By Ahmed Aboulenein and Julie Steenhuysen
WASHINGTON, March 10 (Reuters) – The U.S. FDA on Tuesday approved leucovorin, a decades-old generic drug, for use against an ultra-rare disorder called cerebral folate deficiency, but not for children with the much broader diagnosis of autism that it had promised last autumn to help, citing a lack of data.
The approval for the rare genetic disorder, which causes autism-like symptoms, is a significant step back from the government’s September press conference when President Donald Trump and Health Secretary Robert F. Kennedy Jr. promoted the drug as a treatment for autism symptoms.
“So while we did originally approach this with a broad scope, as we looked through the scientific data, we ended up narrowing our scope to come to the strongest data evidence that we could find to support the approval,” a senior U.S. Food and Drug Administration official told reporters on a press call ahead of the approval announcement.

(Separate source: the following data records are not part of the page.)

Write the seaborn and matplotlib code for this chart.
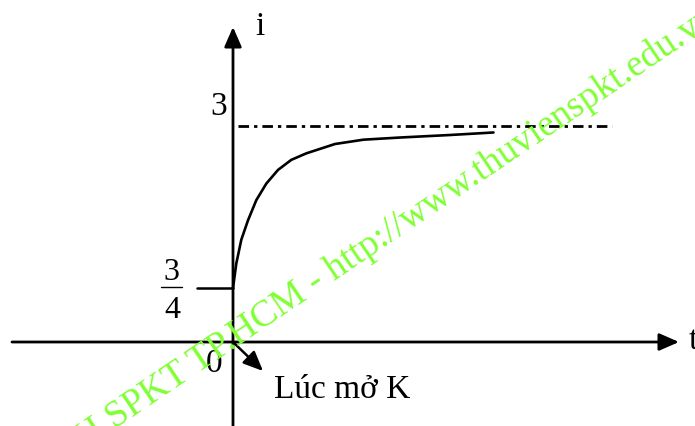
import numpy as np
import pandas as pd
import matplotlib
matplotlib.use("Agg")
import matplotlib.pyplot as plt
import seaborn as sns

# current i(t) after opening switch K
t_read = [0.0, 0.066, 0.166, 0.30, 0.466, 0.666, 0.90, 1.166, 1.466, 2.04, 2.61, 3.34, 4.34, 5.21]
i_read = [0.75, 1.09, 1.42, 1.69, 1.97, 2.20, 2.39, 2.53, 2.62, 2.75, 2.81, 2.84, 2.875, 2.91]
i_start = 0.75
i_final = 3.0
t_final_end = 7.58
y_labels = ["3", "0"]
switch_label = "Lúc mở K"
watermark_left = "Thư viện ĐH SPKT TP."
watermark_right = "HCM - http://www.thuvienspkt.edu.vn"

sns.set_style("white")
plt.rcParams['font.family'] = ['Liberation Serif', 'DejaVu Serif']
plt.rcParams['text.color'] = 'black'

# pixel -> data helpers (axes fill the whole figure)
X0, Y0, SX, SY = 233, 342, 50.0, 72.0
def dx(p):
    return (p - X0) / SX
def dy(p):
    return (Y0 - p) / SY

fig = plt.figure(figsize=(6.95, 4.26), dpi=100)
ax = fig.add_axes([0, 0, 1, 1])
ax.set_xlim(dx(0), dx(695))
ax.set_ylim(dy(426), dy(0))
ax.axis('off')

arrow = dict(arrowstyle='-|>,head_length=0.8,head_width=0.35', color='black',
             lw=2, shrinkA=0, shrinkB=0, mutation_scale=15)
# axes with arrows
ax.annotate('', xy=(dx(679), 0), xytext=(dx(12), 0), arrowprops=arrow)
ax.annotate('', xy=(0, dy(27)), xytext=(0, dy(426)), arrowprops=arrow)

# response curve
df = pd.DataFrame({'t': t_read, 'i': i_read})
sns.lineplot(data=df, x='t', y='i', ax=ax, color='black', lw=1.9, legend=False)

# steady-state asymptote
ax.plot([dx(238), t_final_end], [i_final, i_final], color='black', lw=2.0,
        linestyle=(0, (3.8, 1.8, 1.2, 1.8)))

# 3/4 tick and fraction
ax.plot([dx(197), 0], [i_start, i_start], color='black', lw=1.8)
ax.text(dx(171), dy(272), "3", fontsize=23, ha='center', va='center')
ax.plot([dx(161), dx(182)], [dy(287), dy(287)], color='black', lw=1.0)
ax.text(dx(172), dy(310), "4", fontsize=23, ha='center', va='center')

ax.text(dx(219), dy(107), y_labels[0], fontsize=24, ha='center', va='center')
ax.text(dx(214), dy(364), y_labels[1], fontsize=24, ha='center', va='center')
ax.text(dx(255), dy(35), "i", fontsize=24, ha='left', va='baseline')
ax.text(dx(689), dy(349), "t", fontsize=24, ha='left', va='baseline')

# switch opening arrow
ax.annotate('', xy=(dx(263), dy(371)), xytext=(0, 0), arrowprops=dict(arrow, lw=1.8))
ax.text(dx(274), dy(398), switch_label, fontsize=24, ha='left', va='baseline')

# watermark
wm = dict(fontsize=27, color='#80ff33', rotation=34, rotation_mode='anchor',
          va='baseline', zorder=10)
ax.text(dx(238), dy(346), watermark_left, ha='right', **wm)
ax.text(dx(238), dy(346), watermark_right, ha='left', **wm)

fig.savefig('out.png', dpi=100)
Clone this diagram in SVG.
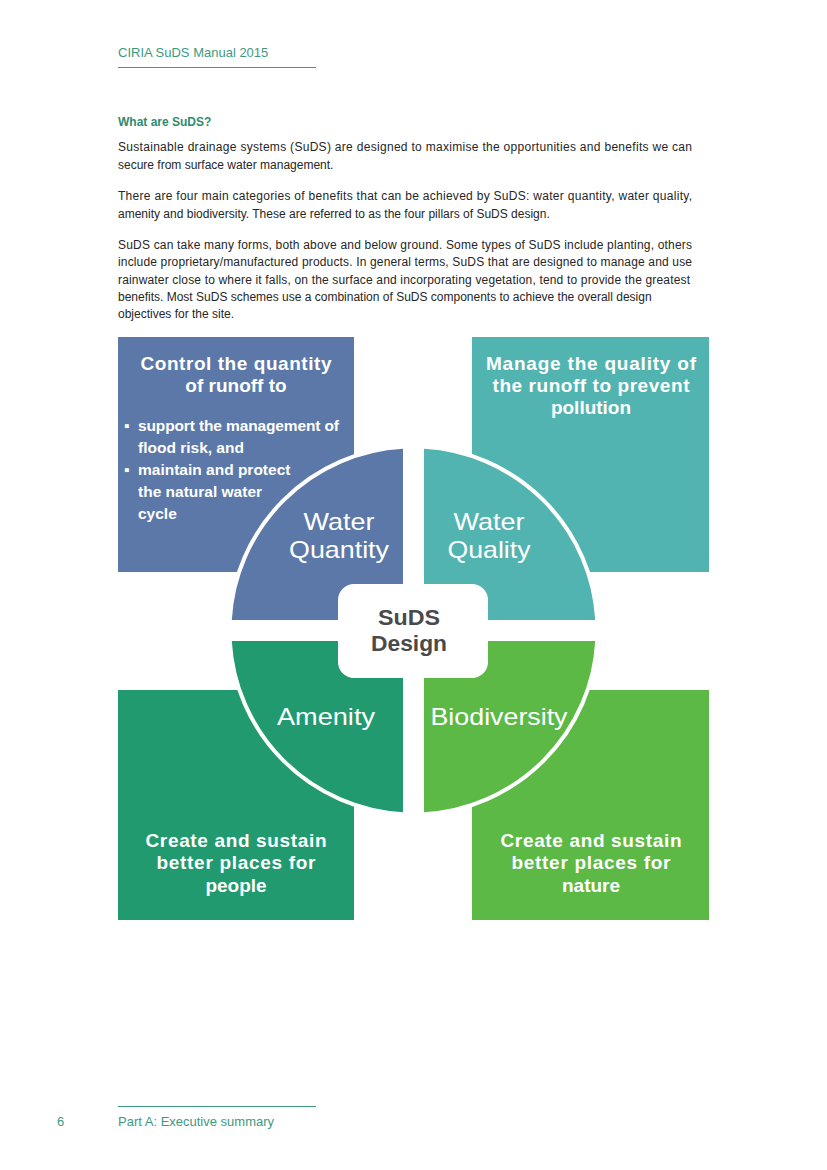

The FDA said it approved GSK’s Wellcovorin, the branded version of leucovorin, based on a systematic review of the published literature on the topic rather than clinical trial data. It was not feasible to conduct a randomized controlled trial due to the rareness of the disease, a second official said.
The agency said there were between 20 and 50 case studies of people with the disorder but did not provide details of the review’s scope.
LEUCOVORIN
Leucovorin, also known as folinic acid, is a form of folate, an essential B vitamin, or B9. It is currently used in people undergoing chemotherapy but can be prescribed off-label for other uses.
GSK no longer makes the drug but the expanded approval allows all generic versions of the drug to include the new indication, the official said, and the agency is encouraging drugmakers who produce it to increase production.
FDA Commissioner Marty Makary said in September the agency had asked that drugmakers be prepared to ramp up production of leucovorin as a treatment for some autism patients.
Makary was speaking at an extraordinary White House press conference where Trump linked autism to childhood vaccine use and the taking of popular pain medication Tylenol by women when pregnant.
During the press conference, Kennedy, who has promised to find the cause of autism, called the drug an “exciting therapy that may benefit large numbers of children who suffer from autism.”
The press conference had a profound effect, according to a recent study in the Lancet, which found that Tylenol use among pregnant women dropped in the months following the press conference while prescriptions for leucovorin in children spiked by 71%.
LIMITED EVIDENCE IN AUTISM
The argument for wider use of leucovorin is built on small studies suggesting many children with autism have autoantibodies that block folate – a vitamin important for brain signaling – from entering the brain, causing a deficiency similar to CFD.
But the data is limited and scientists have called for large clinical trials.
“Right now, we don’t have sufficient data to say that we could establish efficacy for autism more broadly,” the first official said on the FDA call.
“The review team did an amazing job really looking at the data for autism in general that’s available, and was really able to show why we don’t have the evidence at now for a broader approval.”
Doctors have already been prescribing leucovorin for autism off-label. The American Academy of Pediatrics does not recommend its routine use, citing a lack of evidence on benefits.
Researchers say leucovorin, used to treat some cancer patients on chemotherapy, has shown some promise in very small trials, but that large, randomized trials are still needed.